Repository files navigation

Description

A script to generate NWChem input files for use in performance and scalability experiments

History

This script was created when I was working on this paper and was hardened significantly when I was working at Argonne.

J. R. Hammond, N. Govind, K. Kowalski, J. Autschbach and S. S. Xantheas, J. Chem. Phys. 131, 214103 (2009). Accurate dipole polarizabilities for water clusters N=2-12 at the coupled-cluster level of theory and benchmarking of various density functionals

Please note that this script is not particularly Pythonic, because the author's approach to Python is pragmatic, which is a polite way of saying "lazy".

Usage

If you run the script without arguments, it prints a helpful message, but don't start generating input files yet.
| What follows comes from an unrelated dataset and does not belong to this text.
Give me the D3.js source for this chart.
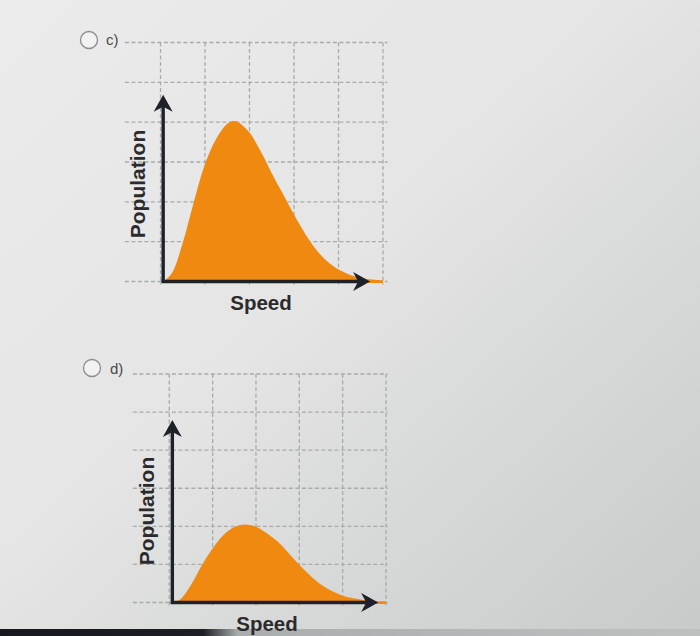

Usage: ./make_nwinput.py <cluster> <method> <basis> <task>

<cluster> can be: w1 w2 w3 w4 w5 w6cage w6book w6prism w6cyclic w7 w8s4 w8d2d w9
                  w10 w11i434 w11i4412 w11i443 w11i515 w11i551 w12 w13 w14 w15 w16
                  w17int w17surf w18 w19 w20dode w20fused w20face w20edge w21
                  rubrene or wN for any N not already listed.

<method> can be pbe0, b3lyp or other supported functional represented by a single string
                d-hfx      - direct SCF using the DFT module
                d-scf      - direct SCF using the SCF module
                sd-scf     - semidirect SCF using the SCF module
                d-mp2      - direct MP2
                sd-mp2     - semidirect MP2
                ri-mp2     - resolution-of-identity MP2 (must use Dunning basis)
                "rccsd(t)" - partial-direct RHF-CCSD(T) (does not use poing-group symmetry)
                "ccsd(t)"  - canonical ROHF-CCSD(T) via TCE (expoits D2h and subgroups thereof)
                <r>ccsd-t  - (same as above but avoides parentheses in file names)
                <tce>      - any method with cc, mbpt or cis in the name will be treated as a TCE method

<basis> can be 6-31[1][++]G[**] and [aug-]cc-p[c]v[*]z
               (where s = * and p = + because otherwise input files are difficult to deal with)
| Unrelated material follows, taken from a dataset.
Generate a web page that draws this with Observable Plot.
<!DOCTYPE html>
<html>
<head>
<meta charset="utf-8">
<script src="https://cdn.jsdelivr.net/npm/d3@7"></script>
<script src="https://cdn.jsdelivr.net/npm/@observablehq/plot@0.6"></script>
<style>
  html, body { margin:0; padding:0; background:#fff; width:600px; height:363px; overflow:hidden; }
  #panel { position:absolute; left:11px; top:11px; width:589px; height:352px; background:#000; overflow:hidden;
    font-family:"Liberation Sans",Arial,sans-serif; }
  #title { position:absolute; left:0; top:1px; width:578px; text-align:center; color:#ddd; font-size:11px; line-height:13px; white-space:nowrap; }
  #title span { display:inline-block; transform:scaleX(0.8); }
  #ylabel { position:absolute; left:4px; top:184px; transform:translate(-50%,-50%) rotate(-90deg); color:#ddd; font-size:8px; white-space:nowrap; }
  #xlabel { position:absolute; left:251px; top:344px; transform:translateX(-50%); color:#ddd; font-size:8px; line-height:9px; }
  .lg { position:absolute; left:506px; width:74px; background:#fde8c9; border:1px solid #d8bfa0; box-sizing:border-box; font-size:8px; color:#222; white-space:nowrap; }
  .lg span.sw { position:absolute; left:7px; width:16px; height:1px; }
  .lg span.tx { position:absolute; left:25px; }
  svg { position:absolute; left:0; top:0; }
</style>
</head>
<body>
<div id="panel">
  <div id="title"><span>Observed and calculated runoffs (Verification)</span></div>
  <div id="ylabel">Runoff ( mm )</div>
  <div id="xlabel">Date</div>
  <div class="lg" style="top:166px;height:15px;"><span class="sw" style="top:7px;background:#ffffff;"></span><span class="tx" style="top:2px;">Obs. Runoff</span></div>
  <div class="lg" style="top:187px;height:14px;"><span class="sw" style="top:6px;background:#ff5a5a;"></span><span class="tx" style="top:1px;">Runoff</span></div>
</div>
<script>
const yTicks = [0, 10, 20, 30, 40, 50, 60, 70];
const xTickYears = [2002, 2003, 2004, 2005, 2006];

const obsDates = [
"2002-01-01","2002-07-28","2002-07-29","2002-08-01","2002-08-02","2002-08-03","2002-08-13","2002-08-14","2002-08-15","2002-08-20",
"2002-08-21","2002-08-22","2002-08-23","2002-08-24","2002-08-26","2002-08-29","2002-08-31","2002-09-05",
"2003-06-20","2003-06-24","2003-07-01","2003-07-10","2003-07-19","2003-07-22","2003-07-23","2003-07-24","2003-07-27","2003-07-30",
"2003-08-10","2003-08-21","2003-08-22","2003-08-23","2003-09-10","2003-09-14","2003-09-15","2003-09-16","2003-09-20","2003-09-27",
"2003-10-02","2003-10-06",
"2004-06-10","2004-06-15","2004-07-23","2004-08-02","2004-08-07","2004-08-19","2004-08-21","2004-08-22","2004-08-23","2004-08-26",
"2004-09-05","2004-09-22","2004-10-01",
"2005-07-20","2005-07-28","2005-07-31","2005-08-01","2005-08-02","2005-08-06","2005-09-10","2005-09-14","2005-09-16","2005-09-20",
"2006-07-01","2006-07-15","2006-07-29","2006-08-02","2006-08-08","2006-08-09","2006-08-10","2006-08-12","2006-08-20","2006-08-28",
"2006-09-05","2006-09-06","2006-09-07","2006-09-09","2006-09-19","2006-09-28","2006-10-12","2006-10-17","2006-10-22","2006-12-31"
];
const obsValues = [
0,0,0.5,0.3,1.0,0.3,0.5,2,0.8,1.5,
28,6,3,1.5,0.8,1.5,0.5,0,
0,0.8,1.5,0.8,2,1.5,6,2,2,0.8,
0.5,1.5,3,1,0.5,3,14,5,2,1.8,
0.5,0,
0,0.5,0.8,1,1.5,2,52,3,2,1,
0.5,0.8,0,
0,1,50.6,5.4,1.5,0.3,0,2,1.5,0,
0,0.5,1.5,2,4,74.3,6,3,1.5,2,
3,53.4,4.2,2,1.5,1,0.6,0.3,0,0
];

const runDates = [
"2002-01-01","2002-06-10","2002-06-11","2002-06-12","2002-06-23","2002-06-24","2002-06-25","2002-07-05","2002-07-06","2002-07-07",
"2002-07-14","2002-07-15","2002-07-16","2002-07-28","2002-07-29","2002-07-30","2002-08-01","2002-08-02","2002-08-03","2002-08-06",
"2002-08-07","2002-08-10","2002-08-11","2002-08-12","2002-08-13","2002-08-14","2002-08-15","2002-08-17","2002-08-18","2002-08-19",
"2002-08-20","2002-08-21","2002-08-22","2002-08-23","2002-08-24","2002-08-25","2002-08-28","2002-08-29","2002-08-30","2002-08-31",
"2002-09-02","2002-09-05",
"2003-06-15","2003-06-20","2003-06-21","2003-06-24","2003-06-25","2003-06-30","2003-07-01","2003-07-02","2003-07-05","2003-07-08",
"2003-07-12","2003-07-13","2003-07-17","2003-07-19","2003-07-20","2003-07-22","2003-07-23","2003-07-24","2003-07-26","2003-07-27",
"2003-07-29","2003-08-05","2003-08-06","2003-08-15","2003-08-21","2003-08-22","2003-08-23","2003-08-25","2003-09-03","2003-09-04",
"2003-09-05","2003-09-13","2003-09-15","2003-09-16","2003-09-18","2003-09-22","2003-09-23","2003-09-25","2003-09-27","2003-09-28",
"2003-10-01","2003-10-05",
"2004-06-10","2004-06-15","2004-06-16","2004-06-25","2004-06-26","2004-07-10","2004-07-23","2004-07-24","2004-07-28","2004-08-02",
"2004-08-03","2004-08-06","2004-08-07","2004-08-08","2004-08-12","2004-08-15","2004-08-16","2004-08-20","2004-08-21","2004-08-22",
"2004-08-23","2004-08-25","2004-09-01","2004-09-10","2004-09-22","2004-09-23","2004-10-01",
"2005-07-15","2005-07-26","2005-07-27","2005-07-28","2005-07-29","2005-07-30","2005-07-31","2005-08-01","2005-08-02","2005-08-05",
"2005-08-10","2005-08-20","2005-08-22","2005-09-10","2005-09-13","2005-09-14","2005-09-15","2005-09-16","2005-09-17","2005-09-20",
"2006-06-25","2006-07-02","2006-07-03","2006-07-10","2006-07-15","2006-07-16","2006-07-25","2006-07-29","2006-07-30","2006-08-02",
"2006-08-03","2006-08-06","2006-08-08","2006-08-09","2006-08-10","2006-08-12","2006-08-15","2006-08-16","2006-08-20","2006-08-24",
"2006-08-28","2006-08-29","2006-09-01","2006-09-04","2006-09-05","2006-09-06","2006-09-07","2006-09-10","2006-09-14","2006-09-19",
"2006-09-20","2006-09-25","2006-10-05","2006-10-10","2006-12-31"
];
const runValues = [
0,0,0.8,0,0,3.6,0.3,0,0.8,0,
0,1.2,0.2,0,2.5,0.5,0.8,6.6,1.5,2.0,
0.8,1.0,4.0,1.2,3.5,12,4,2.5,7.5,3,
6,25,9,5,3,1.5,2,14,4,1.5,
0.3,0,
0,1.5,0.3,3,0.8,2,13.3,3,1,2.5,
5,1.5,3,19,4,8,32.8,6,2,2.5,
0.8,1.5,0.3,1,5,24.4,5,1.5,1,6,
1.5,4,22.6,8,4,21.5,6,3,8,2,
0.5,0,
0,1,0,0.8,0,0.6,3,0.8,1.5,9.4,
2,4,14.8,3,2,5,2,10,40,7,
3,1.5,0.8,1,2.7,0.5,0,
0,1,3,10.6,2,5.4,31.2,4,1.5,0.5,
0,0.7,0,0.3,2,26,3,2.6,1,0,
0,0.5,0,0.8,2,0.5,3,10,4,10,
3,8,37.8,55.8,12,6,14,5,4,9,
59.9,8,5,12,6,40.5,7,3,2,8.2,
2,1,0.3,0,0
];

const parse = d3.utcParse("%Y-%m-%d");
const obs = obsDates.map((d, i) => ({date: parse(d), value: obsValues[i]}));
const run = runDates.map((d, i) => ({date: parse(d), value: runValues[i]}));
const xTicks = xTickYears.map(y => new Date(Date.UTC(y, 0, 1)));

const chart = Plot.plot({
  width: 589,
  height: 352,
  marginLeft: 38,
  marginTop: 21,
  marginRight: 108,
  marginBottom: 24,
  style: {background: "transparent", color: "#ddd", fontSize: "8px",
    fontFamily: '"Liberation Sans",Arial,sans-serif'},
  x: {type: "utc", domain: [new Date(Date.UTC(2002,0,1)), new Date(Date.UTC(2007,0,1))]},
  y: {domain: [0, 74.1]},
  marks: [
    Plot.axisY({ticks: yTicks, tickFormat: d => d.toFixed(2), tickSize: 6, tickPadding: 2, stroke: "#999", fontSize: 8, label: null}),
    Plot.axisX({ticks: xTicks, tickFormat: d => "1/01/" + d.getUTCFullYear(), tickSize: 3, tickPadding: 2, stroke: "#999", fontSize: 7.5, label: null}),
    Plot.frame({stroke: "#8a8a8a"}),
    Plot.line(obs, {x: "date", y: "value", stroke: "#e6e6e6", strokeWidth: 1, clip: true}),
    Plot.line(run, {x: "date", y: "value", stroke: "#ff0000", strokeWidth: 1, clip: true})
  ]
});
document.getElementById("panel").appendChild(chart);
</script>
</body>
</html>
               Note: There is no pre-defined RI basis for Pople basis sets,
                     so that will not be configured automatically, whereas
                     it will be for Dunning basis sets.

<task> can be energy, optimize, frequency, etc.

Tuning for your machine

At the top of the script are some parameters that you may need to change for each machine. Alternatively, you can leave them and edit the generated input files. The latter allows for more fine-tuning, and is essential if you want to run different versions of the same input, because you'll need to use different subdirectories if the prefix is the same.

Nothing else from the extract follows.